**Task to complete**
Reproduce nothing but the lines from the one with "Reproduce this chart" through the one with "const fitShares = [12, 41, 47];", exactly and with both ends. Omit pictures.

**Data rows**

+++++

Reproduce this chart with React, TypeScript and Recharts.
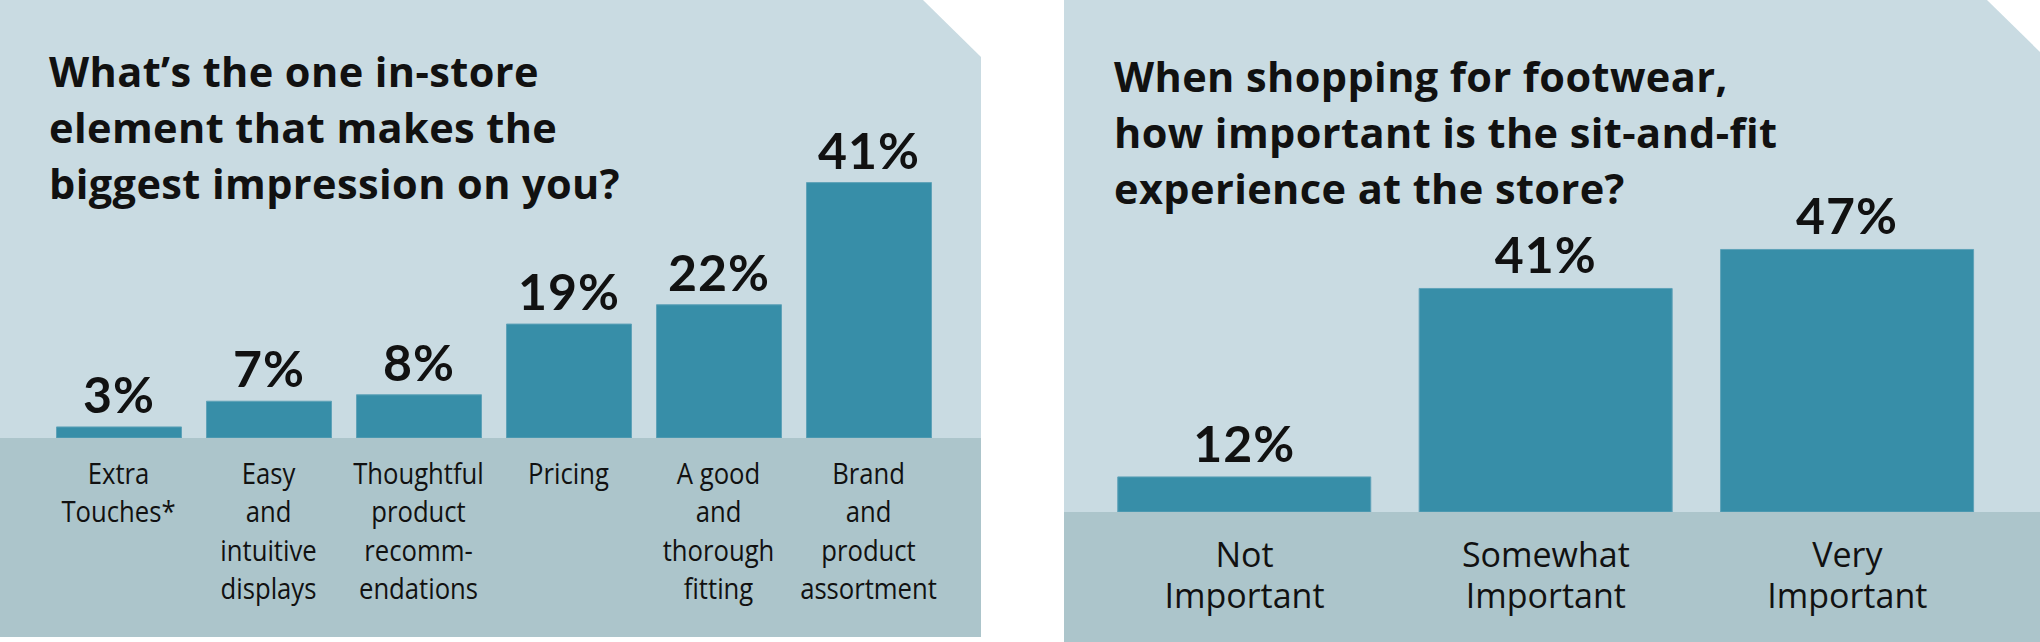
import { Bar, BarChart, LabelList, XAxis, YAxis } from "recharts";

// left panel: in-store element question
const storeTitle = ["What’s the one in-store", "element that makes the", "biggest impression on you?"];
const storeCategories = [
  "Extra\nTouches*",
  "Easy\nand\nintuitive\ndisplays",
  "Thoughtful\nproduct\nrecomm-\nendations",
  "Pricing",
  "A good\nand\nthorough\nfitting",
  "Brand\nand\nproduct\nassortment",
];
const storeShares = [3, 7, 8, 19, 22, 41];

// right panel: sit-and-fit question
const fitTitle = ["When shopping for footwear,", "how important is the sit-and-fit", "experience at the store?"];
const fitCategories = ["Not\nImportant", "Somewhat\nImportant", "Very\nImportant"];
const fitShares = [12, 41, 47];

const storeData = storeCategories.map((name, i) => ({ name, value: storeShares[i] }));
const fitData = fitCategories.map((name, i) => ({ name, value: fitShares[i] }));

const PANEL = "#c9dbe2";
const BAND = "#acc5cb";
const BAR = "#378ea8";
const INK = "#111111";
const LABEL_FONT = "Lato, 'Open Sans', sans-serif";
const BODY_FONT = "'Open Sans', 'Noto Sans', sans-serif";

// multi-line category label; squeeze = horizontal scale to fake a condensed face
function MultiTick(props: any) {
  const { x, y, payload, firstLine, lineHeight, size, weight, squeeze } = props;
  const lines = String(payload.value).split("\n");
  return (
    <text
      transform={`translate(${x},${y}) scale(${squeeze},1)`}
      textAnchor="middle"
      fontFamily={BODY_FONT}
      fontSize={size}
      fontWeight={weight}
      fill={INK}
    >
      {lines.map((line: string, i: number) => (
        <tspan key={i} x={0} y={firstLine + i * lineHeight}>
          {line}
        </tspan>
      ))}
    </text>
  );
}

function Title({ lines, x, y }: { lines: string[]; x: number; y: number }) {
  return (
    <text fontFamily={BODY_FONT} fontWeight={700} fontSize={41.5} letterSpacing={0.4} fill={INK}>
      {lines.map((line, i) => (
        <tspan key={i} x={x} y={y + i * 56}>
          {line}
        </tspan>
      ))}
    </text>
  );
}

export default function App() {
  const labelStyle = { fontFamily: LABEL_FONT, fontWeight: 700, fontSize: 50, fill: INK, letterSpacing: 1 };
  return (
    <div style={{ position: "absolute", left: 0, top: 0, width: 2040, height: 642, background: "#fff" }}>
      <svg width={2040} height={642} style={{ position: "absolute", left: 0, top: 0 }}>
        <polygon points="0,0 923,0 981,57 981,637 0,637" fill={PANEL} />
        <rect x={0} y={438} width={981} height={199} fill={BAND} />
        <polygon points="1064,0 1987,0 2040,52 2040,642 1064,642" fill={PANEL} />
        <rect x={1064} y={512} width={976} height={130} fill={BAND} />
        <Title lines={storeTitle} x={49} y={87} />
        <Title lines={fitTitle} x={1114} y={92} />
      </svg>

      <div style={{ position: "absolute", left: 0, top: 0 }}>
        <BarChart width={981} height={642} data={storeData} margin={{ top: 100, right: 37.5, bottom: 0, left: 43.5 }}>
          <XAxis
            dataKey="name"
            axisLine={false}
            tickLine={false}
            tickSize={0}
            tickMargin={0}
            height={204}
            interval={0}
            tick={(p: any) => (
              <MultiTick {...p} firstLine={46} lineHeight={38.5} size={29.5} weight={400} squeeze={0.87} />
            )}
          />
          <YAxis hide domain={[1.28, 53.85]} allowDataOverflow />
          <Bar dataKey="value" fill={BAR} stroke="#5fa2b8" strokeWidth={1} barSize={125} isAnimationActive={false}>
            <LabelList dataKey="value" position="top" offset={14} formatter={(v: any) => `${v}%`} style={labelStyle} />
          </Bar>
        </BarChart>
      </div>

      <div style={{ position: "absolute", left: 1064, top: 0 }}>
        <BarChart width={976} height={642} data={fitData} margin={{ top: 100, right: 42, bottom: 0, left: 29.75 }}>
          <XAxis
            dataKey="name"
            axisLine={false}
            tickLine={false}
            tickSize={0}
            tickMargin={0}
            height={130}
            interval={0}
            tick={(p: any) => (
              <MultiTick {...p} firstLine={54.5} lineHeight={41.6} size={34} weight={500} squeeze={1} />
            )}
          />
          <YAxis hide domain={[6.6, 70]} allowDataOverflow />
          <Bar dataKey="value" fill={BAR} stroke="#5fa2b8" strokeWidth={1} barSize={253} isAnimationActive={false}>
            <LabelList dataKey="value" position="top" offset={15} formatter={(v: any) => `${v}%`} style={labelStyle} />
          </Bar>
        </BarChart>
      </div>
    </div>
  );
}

+++++

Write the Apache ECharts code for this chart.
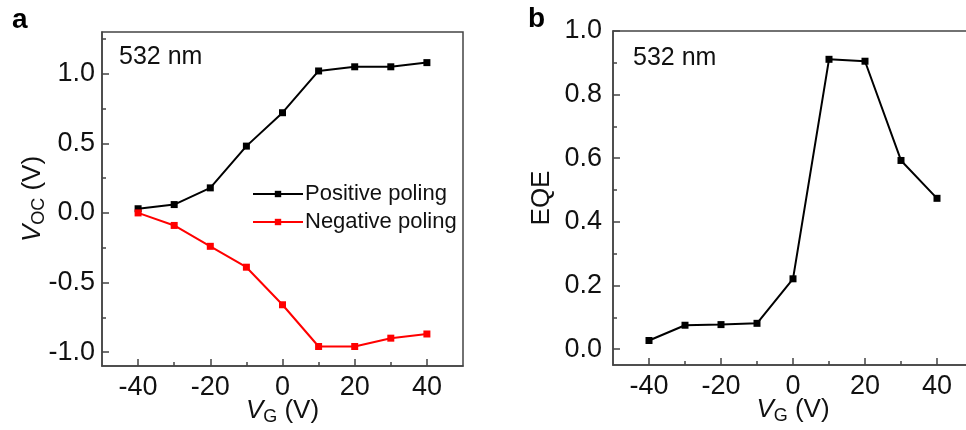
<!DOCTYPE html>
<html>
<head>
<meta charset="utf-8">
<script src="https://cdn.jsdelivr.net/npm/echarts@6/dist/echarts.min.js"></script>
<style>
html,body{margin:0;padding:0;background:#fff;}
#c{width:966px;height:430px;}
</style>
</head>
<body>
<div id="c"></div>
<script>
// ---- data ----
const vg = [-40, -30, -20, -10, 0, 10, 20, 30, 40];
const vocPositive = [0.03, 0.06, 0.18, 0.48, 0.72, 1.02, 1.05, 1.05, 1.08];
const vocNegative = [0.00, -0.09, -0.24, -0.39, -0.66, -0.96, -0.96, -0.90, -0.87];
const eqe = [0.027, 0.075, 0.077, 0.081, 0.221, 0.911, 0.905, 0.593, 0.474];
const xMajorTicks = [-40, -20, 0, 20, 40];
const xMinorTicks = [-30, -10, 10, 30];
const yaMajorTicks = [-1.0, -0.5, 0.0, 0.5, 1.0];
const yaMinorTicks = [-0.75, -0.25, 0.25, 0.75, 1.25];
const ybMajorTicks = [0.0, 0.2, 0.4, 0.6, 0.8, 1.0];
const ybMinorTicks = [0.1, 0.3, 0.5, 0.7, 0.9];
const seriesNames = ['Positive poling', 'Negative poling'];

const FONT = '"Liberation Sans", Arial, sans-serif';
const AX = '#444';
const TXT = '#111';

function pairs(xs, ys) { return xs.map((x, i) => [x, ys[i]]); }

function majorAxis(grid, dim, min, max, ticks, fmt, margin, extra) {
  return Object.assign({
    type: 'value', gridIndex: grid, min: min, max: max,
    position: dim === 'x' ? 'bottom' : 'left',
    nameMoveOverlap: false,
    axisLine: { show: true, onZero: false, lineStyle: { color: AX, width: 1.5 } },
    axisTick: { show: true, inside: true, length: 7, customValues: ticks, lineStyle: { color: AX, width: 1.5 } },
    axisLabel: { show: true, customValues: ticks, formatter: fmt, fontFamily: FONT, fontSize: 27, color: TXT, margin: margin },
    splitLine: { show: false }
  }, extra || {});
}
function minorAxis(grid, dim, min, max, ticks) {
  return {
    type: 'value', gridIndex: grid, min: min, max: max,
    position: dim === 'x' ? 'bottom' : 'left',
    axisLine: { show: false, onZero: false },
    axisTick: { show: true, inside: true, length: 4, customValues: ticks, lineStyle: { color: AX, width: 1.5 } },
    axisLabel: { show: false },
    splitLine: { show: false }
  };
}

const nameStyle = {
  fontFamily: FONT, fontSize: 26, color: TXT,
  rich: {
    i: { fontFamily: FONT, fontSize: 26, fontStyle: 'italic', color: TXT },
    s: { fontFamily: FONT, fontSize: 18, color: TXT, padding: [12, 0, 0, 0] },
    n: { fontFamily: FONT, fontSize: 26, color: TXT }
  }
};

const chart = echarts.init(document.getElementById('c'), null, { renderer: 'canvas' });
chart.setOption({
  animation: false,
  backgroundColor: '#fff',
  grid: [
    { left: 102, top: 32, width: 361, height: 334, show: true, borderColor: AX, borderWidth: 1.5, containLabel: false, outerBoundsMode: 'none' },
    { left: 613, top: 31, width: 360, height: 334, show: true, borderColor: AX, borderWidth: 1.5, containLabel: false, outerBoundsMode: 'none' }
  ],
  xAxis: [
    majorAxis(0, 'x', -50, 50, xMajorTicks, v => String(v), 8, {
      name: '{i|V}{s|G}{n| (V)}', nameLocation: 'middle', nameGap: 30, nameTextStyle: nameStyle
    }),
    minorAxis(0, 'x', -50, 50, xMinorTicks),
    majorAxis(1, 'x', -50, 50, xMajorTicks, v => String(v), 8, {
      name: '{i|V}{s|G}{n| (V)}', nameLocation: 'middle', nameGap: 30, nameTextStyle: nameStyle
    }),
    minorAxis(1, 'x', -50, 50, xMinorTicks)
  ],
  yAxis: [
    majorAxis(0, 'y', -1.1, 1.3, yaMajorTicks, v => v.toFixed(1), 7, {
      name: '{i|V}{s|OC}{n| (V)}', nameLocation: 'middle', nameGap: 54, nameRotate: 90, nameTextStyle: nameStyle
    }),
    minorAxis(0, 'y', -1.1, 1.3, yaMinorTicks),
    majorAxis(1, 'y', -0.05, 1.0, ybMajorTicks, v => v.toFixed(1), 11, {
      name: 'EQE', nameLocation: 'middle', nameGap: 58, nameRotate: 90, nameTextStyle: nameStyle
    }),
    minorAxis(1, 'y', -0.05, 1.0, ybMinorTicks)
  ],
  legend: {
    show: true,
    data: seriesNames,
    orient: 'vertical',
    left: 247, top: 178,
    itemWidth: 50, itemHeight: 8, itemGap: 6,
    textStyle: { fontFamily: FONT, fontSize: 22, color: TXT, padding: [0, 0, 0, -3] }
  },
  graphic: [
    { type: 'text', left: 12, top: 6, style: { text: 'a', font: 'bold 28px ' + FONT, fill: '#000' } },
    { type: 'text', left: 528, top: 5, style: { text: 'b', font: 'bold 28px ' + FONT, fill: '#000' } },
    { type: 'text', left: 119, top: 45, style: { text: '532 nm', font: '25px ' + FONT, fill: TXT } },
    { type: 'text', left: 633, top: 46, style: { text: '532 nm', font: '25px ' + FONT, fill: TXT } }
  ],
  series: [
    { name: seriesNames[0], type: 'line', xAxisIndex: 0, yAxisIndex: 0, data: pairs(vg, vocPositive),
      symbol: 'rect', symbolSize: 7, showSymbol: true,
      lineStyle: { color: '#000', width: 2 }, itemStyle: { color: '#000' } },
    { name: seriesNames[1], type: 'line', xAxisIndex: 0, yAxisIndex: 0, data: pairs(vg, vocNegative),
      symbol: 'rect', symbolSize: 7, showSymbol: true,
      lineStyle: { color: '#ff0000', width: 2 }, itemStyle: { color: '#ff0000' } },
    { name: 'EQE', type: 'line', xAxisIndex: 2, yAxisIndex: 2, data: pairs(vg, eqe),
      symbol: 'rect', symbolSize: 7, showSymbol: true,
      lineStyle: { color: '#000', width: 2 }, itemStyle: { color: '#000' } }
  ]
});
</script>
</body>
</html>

+++++

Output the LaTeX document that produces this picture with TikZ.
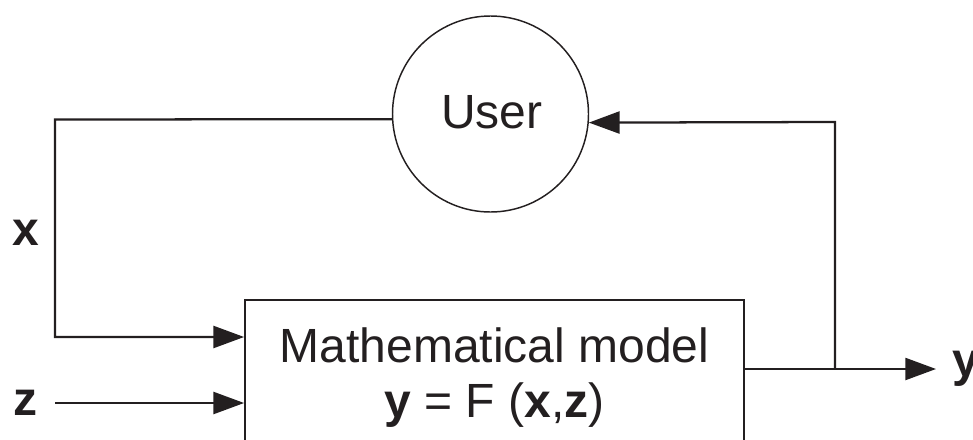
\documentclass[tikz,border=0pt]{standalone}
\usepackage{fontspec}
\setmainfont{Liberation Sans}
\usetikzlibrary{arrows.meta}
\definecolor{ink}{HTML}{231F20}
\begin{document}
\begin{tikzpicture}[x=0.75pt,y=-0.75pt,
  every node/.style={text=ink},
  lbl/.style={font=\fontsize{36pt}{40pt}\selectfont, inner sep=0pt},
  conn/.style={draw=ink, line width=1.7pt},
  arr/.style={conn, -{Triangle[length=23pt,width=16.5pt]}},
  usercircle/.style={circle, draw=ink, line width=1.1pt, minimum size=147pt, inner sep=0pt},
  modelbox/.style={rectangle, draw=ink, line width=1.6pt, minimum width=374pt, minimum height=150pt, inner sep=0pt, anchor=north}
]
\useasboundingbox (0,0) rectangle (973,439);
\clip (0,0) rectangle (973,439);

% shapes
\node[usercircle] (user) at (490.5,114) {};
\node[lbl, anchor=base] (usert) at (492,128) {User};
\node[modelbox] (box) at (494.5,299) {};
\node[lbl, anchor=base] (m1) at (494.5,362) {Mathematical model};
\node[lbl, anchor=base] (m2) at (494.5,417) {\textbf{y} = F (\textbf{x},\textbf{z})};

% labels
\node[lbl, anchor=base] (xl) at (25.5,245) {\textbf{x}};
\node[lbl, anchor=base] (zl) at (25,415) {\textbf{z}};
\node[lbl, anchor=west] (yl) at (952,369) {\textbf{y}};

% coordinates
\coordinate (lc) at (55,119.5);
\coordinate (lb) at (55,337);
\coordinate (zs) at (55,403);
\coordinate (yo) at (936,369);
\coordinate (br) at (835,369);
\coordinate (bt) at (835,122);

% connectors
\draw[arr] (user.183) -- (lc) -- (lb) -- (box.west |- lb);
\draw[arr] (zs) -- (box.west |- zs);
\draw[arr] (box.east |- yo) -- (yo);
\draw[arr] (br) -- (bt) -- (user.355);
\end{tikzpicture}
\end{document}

+++++

**Solution for this exercise**
Reproduce this chart with React, TypeScript and Recharts.
import { Bar, BarChart, LabelList, XAxis, YAxis } from "recharts";

// left panel: in-store element question
const storeTitle = ["What’s the one in-store", "element that makes the", "biggest impression on you?"];
const storeCategories = [
  "Extra\nTouches*",
  "Easy\nand\nintuitive\ndisplays",
  "Thoughtful\nproduct\nrecomm-\nendations",
  "Pricing",
  "A good\nand\nthorough\nfitting",
  "Brand\nand\nproduct\nassortment",
];
const storeShares = [3, 7, 8, 19, 22, 41];

// right panel: sit-and-fit question
const fitTitle = ["When shopping for footwear,", "how important is the sit-and-fit", "experience at the store?"];
const fitCategories = ["Not\nImportant", "Somewhat\nImportant", "Very\nImportant"];
const fitShares = [12, 41, 47];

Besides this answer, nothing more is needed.